Earlier this year, the New Hampshire legislature passed HB 1542, which makes it illegal for a group to circulate the petition for party status during an odd year. On July 22, the Libertarian Party filed a federal lawsuit against the new restriction. Libertarian Party of N.H. v Gardner, 1:14cv-322. UPDATE: the case was assigned to Magistrate Judge Andrea K. Johnstone, a brand-new Obama appointee.
The petition for party status was created in 1996. It is so difficult, it has only been used twice, both times by the Libertarian Party, for 2000 and 2012. Both times the Libertarian Party did this petition, it started the drive in the odd year before the election year. The first attempt started in April 1999; the second attempt started in August 2011. Both times, the party took a full year to finish the job. It requires 3% of the last gubernatorial vote. No state except Oklahoma has a more difficult requirement for a group to place all its nominees on the November ballot.
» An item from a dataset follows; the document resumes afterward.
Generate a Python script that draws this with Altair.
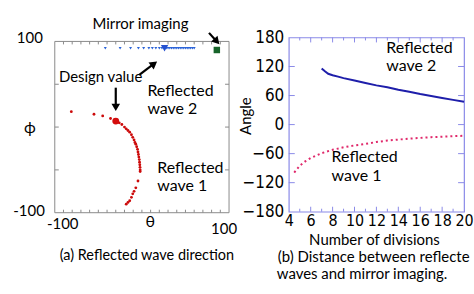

Oklahoma, however, permits a full year for a group to work on the petition.
New Hampshire, over the last 35 years, has made ballot access more and more difficult. In 1981 it increased the independent petition from 1,000 signatures to 3,000 signatures, and added a distribution requirement of 1,500 in each U.S. House district. In 1985 it required independent candidates (and the nominees of unqualified parties) to submit a declaration of candidacy in June, even though the petition is not due until August. In 1997 it increased the vote test for party status from 3% to 4%.
New Hampshire and Washington are the only states in the last twenty-five years that have increased the vote test for party status. Twenty-five states have eased the test during the last thirty years: Alaska, Arizona, Colorado, Florida, Georgia, Hawaii, Louisiana, Maine, Maryland, Massachusetts, Michigan, Minnesota, Montana, Nebraska, Nevada, North Carolina, North Dakota, Ohio, Oregon, Rhode Island, South Dakota, Texas, Utah, Virginia, and Wyoming. There is a persistent strain of intolerance in the New Hampshire legislature toward minor parties. Such intolerance does not extend to major party candidates; they need not petition, and New Hampshire allows anyone to get on a presidential primary ballot merely by paying a fee of $1,000.